Guest post by Suvarna Menon:

The Guwahati case has shaken the nation just as Twitter was ablaze with shouts of disapproval at Sherlyn Chopra’s nude photos. As a fellow Twitter user @Urban_Sanyaasi rightly pointed out at the time, “Sherlyn Chopra on one side, Guwahati incident on the other. Perspective cannot be gained more objectively. A voluntary baring. A violation.” We speak of a nation with values, customs and traditions intact; a nation of people who are up-in-arms at the thought of ‘indecency’ or ‘inappropriateness’ and who are easily scandalized by skin-show even when it is voluntary. However, in the face of real crimes including violence against women like in the cases of rape, molestation and harassment of women, the perpetrators of the crimes escape unnoticed. The onus is inadvertently on the woman – for being in the wrong place at the wrong time, for arousing lust in the man, for being ‘inappropriately dressed’ – the list is endless.

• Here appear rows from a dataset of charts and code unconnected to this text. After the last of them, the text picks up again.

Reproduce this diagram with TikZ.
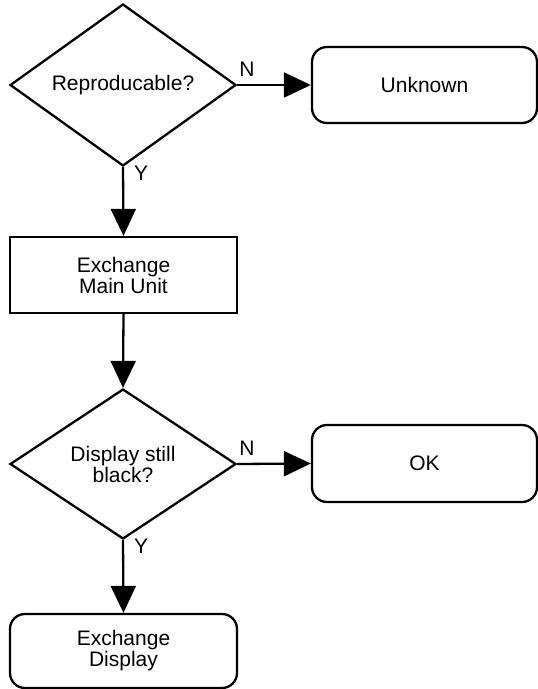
\documentclass[tikz,border=0pt]{standalone}
\usepackage{fontspec}
\setmainfont{Liberation Sans}
\usetikzlibrary{shapes.geometric,arrows.meta}
\begin{document}
\begin{tikzpicture}[x=1pt,y=-1pt,line width=2.3pt,font=\fontsize{21}{21}\selectfont,
		decision/.style={draw,diamond,minimum width=226pt,minimum height=151pt,inner sep=0pt,align=center},
		action/.style={draw,rectangle,minimum width=227pt,minimum height=76pt,inner sep=0pt,align=center},
		terminal/.style={action,rounded corners=15pt},
		flow/.style={-{Triangle[length=27pt,width=25pt]}},
		lbl/.style={inner sep=2pt}]
	\useasboundingbox (0,0) rectangle (538,689);
	\node[decision] (repro) at (123,85) {Reproducable?};
	\node[terminal,minimum width=225pt] (unknown) at (424.5,85) {Unknown};
	\node[action] (mainunit) at (123.5,275) {Exchange\\Main Unit};
	\node[decision,minimum height=150pt] (stillblack) at (123,464) {Display still\\black?};
	\node[terminal,minimum width=225pt,minimum height=77pt] (ok) at (424.5,463.5) {OK};
	\node[terminal,minimum height=74pt] (display) at (123.5,651) {Exchange\\Display};
	% yes / no branches
	\draw[flow] (repro.east) -- (unknown.west) node[pos=0,above right,lbl,xshift=-1pt,yshift=5pt]{N};
	\draw[flow] (repro.south) -- (mainunit.north) node[pos=0,below right,lbl,xshift=8pt,yshift=4pt]{Y};
	\draw[flow] (mainunit.south) -- (stillblack.north);
	\draw[flow] (stillblack.east) -- (ok.west) node[pos=0,above right,lbl,xshift=-1pt,yshift=5pt]{N};
	\draw[flow] (stillblack.south) -- (display.north) node[pos=0,below right,lbl,xshift=8pt,yshift=4pt]{Y};
\end{tikzpicture}
\end{document}
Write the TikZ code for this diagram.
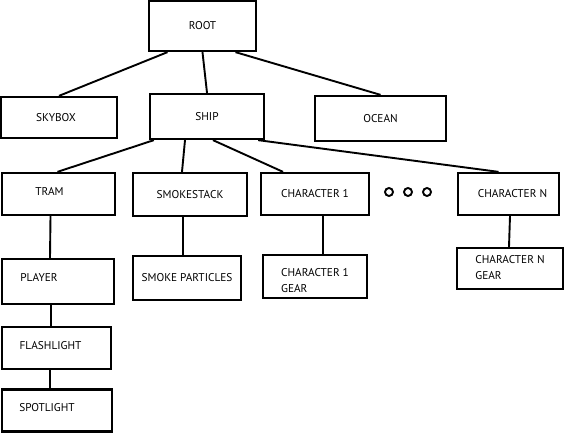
\documentclass[tikz,border=0pt]{standalone}
\usepackage{fontspec}
\setmainfont{PT Sans}
\tikzset{
  box/.style={draw,line width=2.3pt,inner sep=0pt,align=left,font=\fontsize{11.3}{16}\selectfont},
  link/.style={line width=1.9pt}
}
\begin{document}
\begin{tikzpicture}[x=1pt,y=-1pt]
        \useasboundingbox (0,0) rectangle (565,433);
        \node[box,minimum width=107pt,minimum height=50pt] (root) at (202.5,26) {ROOT};
        \node[box,minimum width=116pt,minimum height=41pt] (skybox) at (59,117.5) {SKYBOX\hspace*{6pt}};
        \node[box,minimum width=114pt,minimum height=45pt] (ship) at (207,116.5) {SHIP};
        \node[box,minimum width=131pt,minimum height=45pt] (ocean) at (380.5,118.5) {OCEAN};
        \node[box,minimum width=113pt,minimum height=42pt] (tram) at (58.5,194) {\raisebox{5pt}{TRAM}\hspace*{18pt}};
        \node[box,minimum width=114pt,minimum height=43pt] (smokestack) at (190,194.5) {SMOKESTACK};
        \node[box,minimum width=108pt,minimum height=42pt] (char1) at (315,194) {CHARACTER 1};
        \node[box,minimum width=101pt,minimum height=42pt] (charN) at (508.5,194) {\hspace*{8pt}CHARACTER N};
        \node[box,minimum width=112pt,minimum height=45pt] (player) at (58,281.5) {\raisebox{8pt}{PLAYER}\hspace*{38pt}};
        \node[box,minimum width=108pt,minimum height=44pt] (particles) at (187,278) {SMOKE PARTICLES};
        \node[box,minimum width=104pt,minimum height=43pt] (gear1) at (315,276.5) {\raisebox{-5pt}[\height][\depth]{\begin{tabular}{@{}l@{}}CHARACTER 1\\GEAR\end{tabular}}};
        \node[box,minimum width=106pt,minimum height=41pt] (gearN) at (510,268.5) {\begin{tabular}{@{}l@{}}CHARACTER N\\GEAR\end{tabular}};
        \node[box,minimum width=109pt,minimum height=42pt] (flashlight) at (56.5,348) {\raisebox{6pt}{FLASHLIGHT}\hspace*{12pt}};
        \node[box,minimum width=110pt,minimum height=42pt] (spotlight) at (57,410.5) {\raisebox{7pt}{SPOTLIGHT}\hspace*{20pt}};
        \draw[link] ([xshift=-35pt]root.south) -- (skybox.north);
        \draw[link] (root.south) -- (ship.north);
        \draw[link] ([xshift=33pt]root.south) -- (ocean.north);
        \draw[link] ([xshift=5pt]ship.south west) -- ([xshift=-1pt]tram.north);
        \draw[link] ([xshift=-22pt]ship.south) -- ([xshift=-8pt]smokestack.north);
        \draw[link] ([xshift=6pt]ship.south) -- ([xshift=-32pt]char1.north);
        \draw[link] ([xshift=-7pt]ship.south east) -- ([xshift=-10pt]charN.north);
        \draw[link] ([xshift=-8pt]tram.south) -- ([xshift=-8pt]player.north);
        \draw[link] ([xshift=-7pt]player.south) -- ([xshift=-5.5pt]flashlight.north);
        \draw[link] ([xshift=-6.5pt]flashlight.south) -- ([xshift=-7pt]spotlight.north);
        \draw[link] ([xshift=-7pt]smokestack.south) -- ([xshift=-4pt]particles.north);
        \draw[link] ([xshift=8pt]char1.south) -- ([xshift=8pt]gear1.north);
        \draw[link] ([xshift=1.5pt]charN.south) -- ([xshift=-1pt]gearN.north);
        \foreach \x in {389,408,427}
            \draw[link] (\x,192) circle (4pt);
    \end{tikzpicture}
\end{document}
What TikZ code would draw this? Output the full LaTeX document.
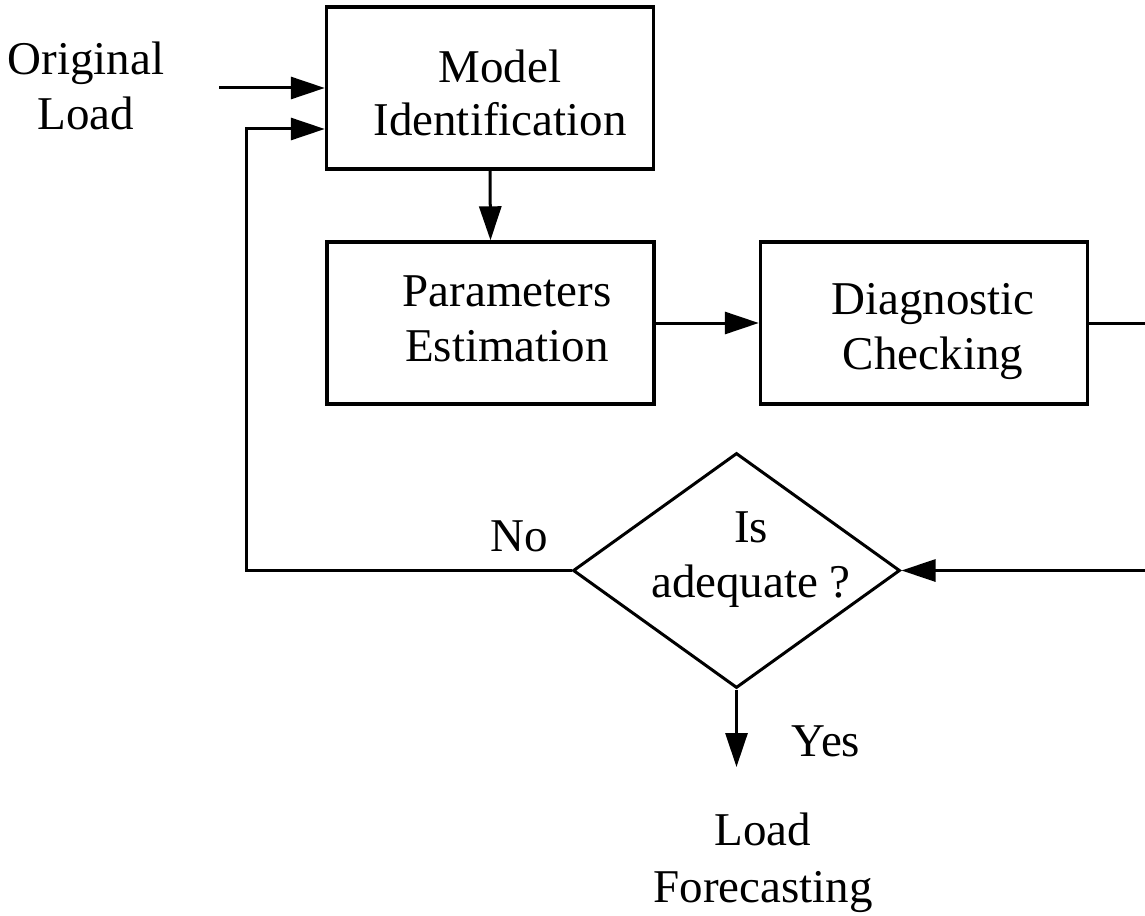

As concerned people, we can blame the media for objectifying women, we can continue to raise our voices against men who engage in such appalling acts of crime, or we can sit helplessly in our living rooms, watching on as the news worsens each day. We can talk of respecting women at an intellectual level, but lasting effects can only be brought about by engaging in discussion and changing attitudes beginning inside our own homes.

As a father, do you tell your daughter to dress appropriately and not ‘ask for trouble’ because you ‘know what boys are’? Or do you encourage her to be an independent, empowered woman who can stand up for herself and speak up against injustice? As a woman, do you think girls who wear short skirts or ‘revealing clothes’ deserve it any more than boys who wear shorts do? We have spent years teaching our women how to protect themselves, prevent themselves from being noticed or prevent themselves from attracting attention. We are now at a stage where most women are professional working women and are most certainly in the limelight. But can we as a nation make this a safe space for them to explore their creative talents, aspirations and dreams, rather than making them feel threatened and insecure about their achievements?

By all means raise your sons to respect women, but stimulate discussions which make them realize that women are humans and equals that are worthy of respect, rather than a false sense of respect emerging out of pity or a macho need to ‘protect’ them because they are a ‘weaker’ sex. Raise your children to speak up for justice for both sexes. Make your parents believe in equality of sexes and allow it to translate in your own interactions with the opposite sex.

If you believe you are a man who respects women, and you still come home and lie back on the couch, asking her to serve you dinner while you watch the news in ‘horror’ at the atrocities committed against women, you are not fooling anyone. Similarly, as a woman, if you generalize all behavior and spew hatred towards all men, you will achieve nothing.

Examine your own thoughts, challenge your own attitudes towards the two sexes. Critique your parents’ attitudes, and stimulate change around by encouraging rational discourse and pointing out flaws in people’s thought process. Only then can we hope for a better tomorrow. The change begins with you.